Lisa Brodyaga was an American human rights lawyer known for building pro bono legal support for Central American asylum seekers and for directing life-changing advocacy from a refugee camp on the Texas border. She was widely associated with persistent litigation aimed at restraining harsh federal immigration outcomes and expanding judicial review of immigration decisions. Her work paired legal strategy with a hands-on, ground-level presence that made her a recognizable figure to communities navigating deportation and asylum procedures. In character, she was defined by determination, practicality, and a moral focus on protecting vulnerable people against administrative overreach.
Early Life and Education
Lisa Brodyaga was educated at Catholic University School of Law in Washington, D.C., graduating in 1974. After earning her law degree, she entered professional legal work that would soon center on immigration and the rights of people facing removal. She also pursued ongoing professional specialization, becoming certified by the Texas Board of Legal Specialization. Her early training and certification supported a career that combined legal rigor with sustained commitment to humanitarian outcomes.
Career
Brodyaga ran Proyecto Libertad, a pro bono legal initiative created to serve Central American asylum seekers. In the mid-1980s, she began to anchor her advocacy in the border region by founding Refugio del Rio Grande in 1986. The refugee camp became the operational center of her work in the Rio Grande Valley, and she directed it until her death. Her approach blended direct legal help with an environment meant to offer safety and stability while people sought protection.

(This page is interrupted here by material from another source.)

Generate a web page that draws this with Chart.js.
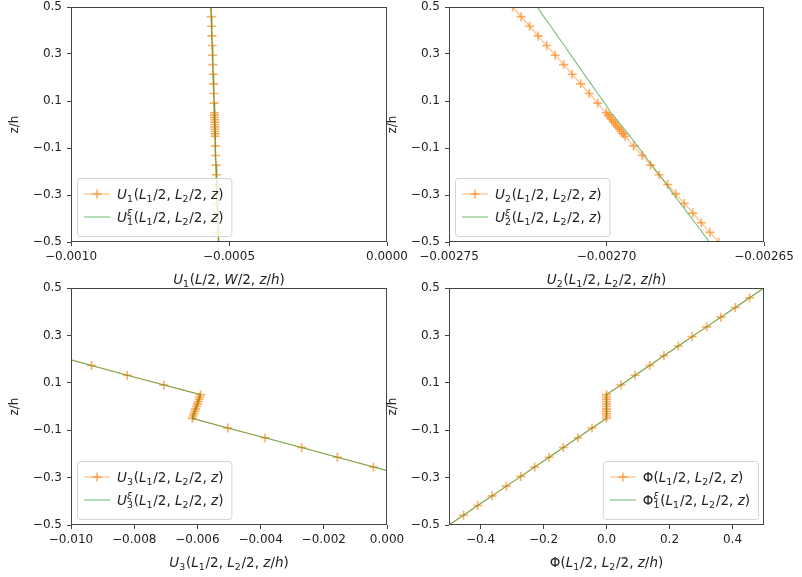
<!DOCTYPE html>
<html lang="en">
<head>
<meta charset="UTF-8">
<title>Through-thickness profiles</title>
<script src="https://cdn.jsdelivr.net/npm/chart.js"></script>
<style>
  body { margin: 0; background: #fff; }
  #fig { position: relative; width: 802px; height: 577px; overflow: hidden; background: #fff; }
  #fig canvas { position: absolute; }
</style>
</head>
<body>
<div id="fig">
  <canvas id="c1"></canvas>
  <canvas id="c2"></canvas>
  <canvas id="c3"></canvas>
  <canvas id="c4"></canvas>
</div>
<script>
// z/h nodes, top to bottom (dense core layer between -0.05 and 0.05)
const zNodes = [0.5, 0.459, 0.418, 0.377, 0.336, 0.295, 0.255, 0.214, 0.173, 0.132, 0.091, 0.05,
  0.04, 0.03, 0.02, 0.01, 0, -0.01, -0.02, -0.03, -0.04, -0.05,
  -0.091, -0.132, -0.173, -0.214, -0.255, -0.295, -0.336, -0.377, -0.418, -0.459, -0.5];

const u1Fem = [-0.000557, -0.000556, -0.000555, -0.000554, -0.000553, -0.000552, -0.000551, -0.000550, -0.000549, -0.000548, -0.000547, -0.000546,
  -0.000546, -0.000546, -0.000545, -0.000545, -0.000545, -0.000545, -0.000545, -0.000544, -0.000544, -0.000544,
  -0.000543, -0.000542, -0.000541, -0.000540, -0.000539, -0.000538, -0.000537, -0.000536, -0.000535, -0.000534, -0.000533];
const u1Exact = [-0.000557, -0.000556, -0.000555, -0.000554, -0.000553, -0.000552, -0.000551, -0.000550, -0.000549, -0.000548, -0.000547, -0.000546,
  -0.000546, -0.000546, -0.000545, -0.000545, -0.000545, -0.000545, -0.000545, -0.000544, -0.000544, -0.000544,
  -0.000543, -0.000542, -0.000541, -0.000540, -0.000539, -0.000538, -0.000537, -0.000536, -0.000535, -0.000534, -0.000533];

const u2Fem = [-0.0027298, -0.0027271, -0.0027244, -0.0027217, -0.0027190, -0.0027163, -0.0027136, -0.0027109, -0.0027082, -0.0027055, -0.0027028, -0.0027001,
  -0.0026995, -0.0026989, -0.0026983, -0.0026977, -0.0026971, -0.0026965, -0.0026959, -0.0026953, -0.0026947, -0.0026941,
  -0.0026914, -0.0026887, -0.0026860, -0.0026833, -0.0026806, -0.0026780, -0.0026753, -0.0026726, -0.0026699, -0.0026672, -0.0026644];
const u2Exact = [-0.0027220, -0.0027199, -0.0027177, -0.0027156, -0.0027134, -0.0027113, -0.0027092, -0.0027071, -0.0027049, -0.0027028, -0.0027006, -0.0026985,
  -0.0026979, -0.0026973, -0.0026967, -0.0026961, -0.0026955, -0.0026949, -0.0026943, -0.0026937, -0.0026931, -0.0026925,
  -0.0026902, -0.0026879, -0.0026856, -0.0026833, -0.0026810, -0.0026788, -0.0026765, -0.0026742, -0.0026719, -0.0026696, -0.0026673];

const u3Fem = [-0.0185, -0.0174, -0.0162, -0.0151, -0.0139, -0.0127, -0.0116, -0.01048, -0.00935, -0.00822, -0.00706, -0.00590,
  -0.00593, -0.00595, -0.00598, -0.00600, -0.00603, -0.00606, -0.00608, -0.00611, -0.00613, -0.00616,
  -0.00504, -0.00386, -0.00270, -0.00157, -0.00043, 0.00067, 0.00180, 0.00292, 0.00405, 0.00517, 0.00630];
const u3Exact = [-0.0185, -0.0174, -0.0162, -0.0151, -0.0139, -0.0127, -0.0116, -0.01048, -0.00935, -0.00822, -0.00706, -0.00590,
  -0.00593, -0.00595, -0.00598, -0.00600, -0.00603, -0.00606, -0.00608, -0.00611, -0.00613, -0.00616,
  -0.00504, -0.00386, -0.00270, -0.00157, -0.00043, 0.00067, 0.00180, 0.00292, 0.00405, 0.00517, 0.00630];

const phiFem = [0.5, 0.454, 0.409, 0.363, 0.318, 0.272, 0.228, 0.182, 0.137, 0.091, 0.046, 0,
  0, 0, 0, 0, 0, 0, 0, 0, 0, 0,
  -0.046, -0.091, -0.137, -0.182, -0.228, -0.272, -0.318, -0.363, -0.409, -0.454, -0.5];
const phiExact = [0.5, 0.454, 0.409, 0.363, 0.318, 0.272, 0.228, 0.182, 0.137, 0.091, 0.046, 0,
  0, 0, 0, 0, 0, 0, 0, 0, 0, 0,
  -0.046, -0.091, -0.137, -0.182, -0.228, -0.272, -0.318, -0.363, -0.409, -0.454, -0.5];

// tick values and labels
const zTicks = [-0.5, -0.3, -0.1, 0.1, 0.3, 0.5];
const zTickLabels = ['\u22120.5', '\u22120.3', '\u22120.1', '0.1', '0.3', '0.5'];
const u1Ticks = [-0.001, -0.0005, 0];
const u1TickLabels = ['\u22120.0010', '\u22120.0005', '0.0000'];
const u2Ticks = [-0.00275, -0.0027, -0.00265];
const u2TickLabels = ['\u22120.00275', '\u22120.00270', '\u22120.00265'];
const u3Ticks = [-0.01, -0.008, -0.006, -0.004, -0.002, 0];
const u3TickLabels = ['\u22120.010', '\u22120.008', '\u22120.006', '\u22120.004', '\u22120.002', '0.000'];
const phiTicks = [-0.4, -0.2, 0, 0.2, 0.4];
const phiTickLabels = ['\u22120.4', '\u22120.2', '0.0', '0.2', '0.4'];

const ORANGE_LINE = 'rgba(255,127,14,0.5)';
const ORANGE_MARK = 'rgba(255,127,14,0.65)';
const GREEN_LINE = 'rgba(44,160,44,0.65)';
const TEXT = '#222';
const FRAME = '#444';
const MATH_SIZE = 13.5;

// --- small mathtext-like renderer: _x subscript, ^x superscript ---
function mathRuns(str) {
  const runs = [];
  for (let i = 0; i < str.length; i++) {
    const c = str[i];
    if ((c === '_' || c === '^') && i + 1 < str.length) {
      const key = c === '_' ? 'sub' : 'sup';
      const ch = str[++i];
      const last = runs[runs.length - 1];
      if (last && last.script && !last[key]) last[key] = ch;
      else runs.push({ script: true, [key]: ch });
    } else {
      runs.push({ ch: c });
    }
  }
  return runs;
}
function fontFor(ch, size) {
  const italic = /[A-Za-z\u03b1-\u03c9]/.test(ch);
  return (italic ? 'italic ' : '') + size + 'px "DejaVu Sans"';
}
function runWidths(ctx, runs, size) {
  const small = size * 0.7;
  return runs.map(r => {
    if (!r.script) { ctx.font = fontFor(r.ch, size); return ctx.measureText(r.ch).width; }
    let w = 0;
    ['sub', 'sup'].forEach(k => {
      if (r[k]) { ctx.font = fontFor(r[k], small); w = Math.max(w, ctx.measureText(r[k]).width); }
    });
    return w + 0.8;
  });
}
function mathWidth(ctx, str, size) {
  return runWidths(ctx, mathRuns(str), size).reduce((a, b) => a + b, 0);
}
function drawMath(ctx, str, x, y, size, align) {
  const runs = mathRuns(str);
  const widths = runWidths(ctx, runs, size);
  const total = widths.reduce((a, b) => a + b, 0);
  const small = size * 0.7;
  let cx = align === 'center' ? x - total / 2 : x;
  ctx.textAlign = 'left';
  ctx.textBaseline = 'alphabetic';
  ctx.fillStyle = TEXT;
  runs.forEach((r, i) => {
    if (!r.script) {
      ctx.font = fontFor(r.ch, size);
      ctx.fillText(r.ch, cx, y);
    } else {
      if (r.sub) { ctx.font = fontFor(r.sub, small); ctx.fillText(r.sub, cx, y + size * 0.24); }
      if (r.sup) { ctx.font = fontFor(r.sup, small); ctx.fillText(r.sup, cx, y - size * 0.42); }
    }
    cx += widths[i];
  });
}

function drawLegend(ctx, area, p) {
  const textW = Math.max(...p.legend.map(t => mathWidth(ctx, t, MATH_SIZE)));
  const w = 40 + textW + 8, h = 58;
  const x0 = p.legendSide === 'right' ? area.right - 6 - w : area.left + 6;
  const y0 = area.bottom - 6 - h;
  ctx.save();
  ctx.beginPath();
  ctx.roundRect(x0 + 0.5, y0 + 0.5, w, h, 3);
  ctx.fillStyle = 'rgba(255,255,255,0.8)';
  ctx.fill();
  ctx.strokeStyle = '#d3d3d3';
  ctx.lineWidth = 1;
  ctx.stroke();
  const rows = [y0 + 16, y0 + 39];
  const hx0 = x0 + 7, hx1 = x0 + 33;
  // orange handle with cross marker
  ctx.strokeStyle = ORANGE_LINE;
  ctx.lineWidth = 1.2;
  ctx.beginPath(); ctx.moveTo(hx0, rows[0]); ctx.lineTo(hx1, rows[0]); ctx.stroke();
  ctx.strokeStyle = ORANGE_MARK;
  ctx.lineWidth = 1.6;
  const mx = (hx0 + hx1) / 2;
  ctx.beginPath();
  ctx.moveTo(mx - 4.5, rows[0]); ctx.lineTo(mx + 4.5, rows[0]);
  ctx.moveTo(mx, rows[0] - 4.5); ctx.lineTo(mx, rows[0] + 4.5);
  ctx.stroke();
  // green handle
  ctx.strokeStyle = GREEN_LINE;
  ctx.lineWidth = 1.1;
  ctx.beginPath(); ctx.moveTo(hx0, rows[1]); ctx.lineTo(hx1, rows[1]); ctx.stroke();
  p.legend.forEach((t, i) => drawMath(ctx, t, x0 + 40, rows[i] + 5, MATH_SIZE, 'left'));
  ctx.restore();
}

const panels = [
  { id: 'c1', left: 0, top: 0, width: 415, height: 287, area: [71, 7, 387, 242], yTitlePad: 8,
    xMin: -0.001, xMax: 0, xTicks: u1Ticks, xLabels: u1TickLabels, fem: u1Fem, exact: u1Exact,
    legend: ['U_1(L_1/2, L_2/2, z)', 'U_1^\u03be(L_1/2, L_2/2, z)'], legendSide: 'left',
    xTitle: 'U_1(L/2, W/2, z/h)' },
  { id: 'c2', left: 380, top: 0, width: 422, height: 287, area: [69, 7, 384, 242], yTitlePad: 6,
    xMin: -0.00275, xMax: -0.00265, xTicks: u2Ticks, xLabels: u2TickLabels, fem: u2Fem, exact: u2Exact,
    legend: ['U_2(L_1/2, L_2/2, z)', 'U_2^\u03be(L_1/2, L_2/2, z)'], legendSide: 'left',
    xTitle: 'U_2(L_1/2, L_2/2, z/h)' },
  { id: 'c3', left: 0, top: 280, width: 415, height: 297, area: [71, 8, 387, 245], yTitlePad: 8,
    xMin: -0.01, xMax: 0, xTicks: u3Ticks, xLabels: u3TickLabels, fem: u3Fem, exact: u3Exact,
    legend: ['U_3(L_1/2, L_2/2, z)', 'U_3^\u03be(L_1/2, L_2/2, z)'], legendSide: 'left',
    xTitle: 'U_3(L_1/2, L_2/2, z/h)' },
  { id: 'c4', left: 380, top: 280, width: 422, height: 297, area: [69, 8, 384, 245], yTitlePad: 6,
    xMin: -0.5, xMax: 0.5, xTicks: phiTicks, xLabels: phiTickLabels, fem: phiFem, exact: phiExact,
    legend: ['\u03a6(L_1/2, L_2/2, z)', '\u03a6_1^\u03be(L_1/2, L_2/2, z)'], legendSide: 'right',
    xTitle: '\u03a6(L_1/2, L_2/2, z/h)' }
];

Chart.defaults.font.family = '"DejaVu Sans"';
Chart.defaults.color = TEXT;

panels.forEach(p => {
  const cv = document.getElementById(p.id);
  cv.width = p.width; cv.height = p.height;
  cv.style.left = p.left + 'px'; cv.style.top = p.top + 'px';
  const [aL, aT, aR, aB] = p.area;

  const framePlugin = {
    id: 'frame' + p.id,
    afterDraw(chart) {
      const ctx = chart.ctx, a = chart.chartArea;
      ctx.save();
      ctx.strokeStyle = FRAME;
      ctx.lineWidth = 1;
      ctx.strokeRect(Math.round(a.left) + 0.5, Math.round(a.top) + 0.5,
        Math.round(a.right - a.left) - 1, Math.round(a.bottom - a.top) - 1);
      ctx.restore();
      drawLegend(ctx, a, p);
      drawMath(ctx, p.xTitle, (a.left + a.right) / 2, a.bottom + 42, MATH_SIZE, 'center');
    }
  };

  new Chart(cv, {
    type: 'scatter',
    data: {
      datasets: [
        { data: zNodes.map((z, i) => ({ x: p.fem[i], y: z })), showLine: true,
          borderColor: ORANGE_LINE, borderWidth: 1.2, pointStyle: 'cross', pointRadius: 4.5,
          pointBorderColor: ORANGE_MARK, pointBorderWidth: 1.6, pointBackgroundColor: 'transparent', order: 2 },
        { data: zNodes.map((z, i) => ({ x: p.exact[i], y: z })), showLine: true,
          borderColor: GREEN_LINE, borderWidth: 1.1, pointRadius: 0, order: 1 }
      ]
    },
    options: {
      responsive: false,
      animation: false,
      events: [],
      layout: { padding: { left: 0, top: aT, right: p.width - aR, bottom: 0 } },
      plugins: { legend: { display: false }, tooltip: { enabled: false } },
      scales: {
        x: {
          type: 'linear', min: p.xMin, max: p.xMax,
          afterBuildTicks: s => { s.ticks = p.xTicks.map(v => ({ value: v })); },
          afterFit: s => { s.height = p.height - aB; s.paddingLeft = 0; s.paddingRight = 0; },
          ticks: { callback: (v, i) => p.xLabels[i], autoSkip: false, maxRotation: 0, padding: 4,
                   font: { size: 12 }, color: TEXT },
          grid: { drawOnChartArea: false, drawTicks: true, tickLength: 4, color: FRAME },
          border: { display: false }
        },
        y: {
          type: 'linear', min: -0.5, max: 0.5,
          afterBuildTicks: s => { s.ticks = zTicks.map(v => ({ value: v })); },
          afterFit: s => { s.width = aL; s.paddingTop = 0; s.paddingBottom = 0; },
          ticks: { callback: (v, i) => zTickLabels[i], autoSkip: false, padding: 5,
                   font: { size: 12 }, color: TEXT },
          grid: { drawOnChartArea: false, drawTicks: true, tickLength: 4, color: FRAME },
          border: { display: false },
          title: { display: true, text: 'z/h', font: { size: 12 }, color: TEXT,
                   padding: { top: p.yTitlePad, bottom: 0 } }
        }
      }
    },
    plugins: [framePlugin]
  });
});
</script>
</body>
</html>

She became deeply involved in advocacy for Central Americans, especially as the legal system around asylum and removal tightened. Over time, much of her later work focused on lawful permanent residents caught in the consequences of the 1996 amendments. She treated the changing framework not as an inevitability, but as a set of contested legal questions that could be argued, challenged, and narrowed.
Between 1996 and 2001, she litigated the retroactivity of the repeal of Section 212(c) relief. She represented roughly fifty or sixty lawful permanent residents who were under administratively final orders of deportation. Her litigation strategy involved aggressive pursuit of relief while maintaining pressure during periods when the government contested victories. In pursuing these cases, she achieved thirty-plus habeas outcomes, with additional matters held in abeyance during INS appeals.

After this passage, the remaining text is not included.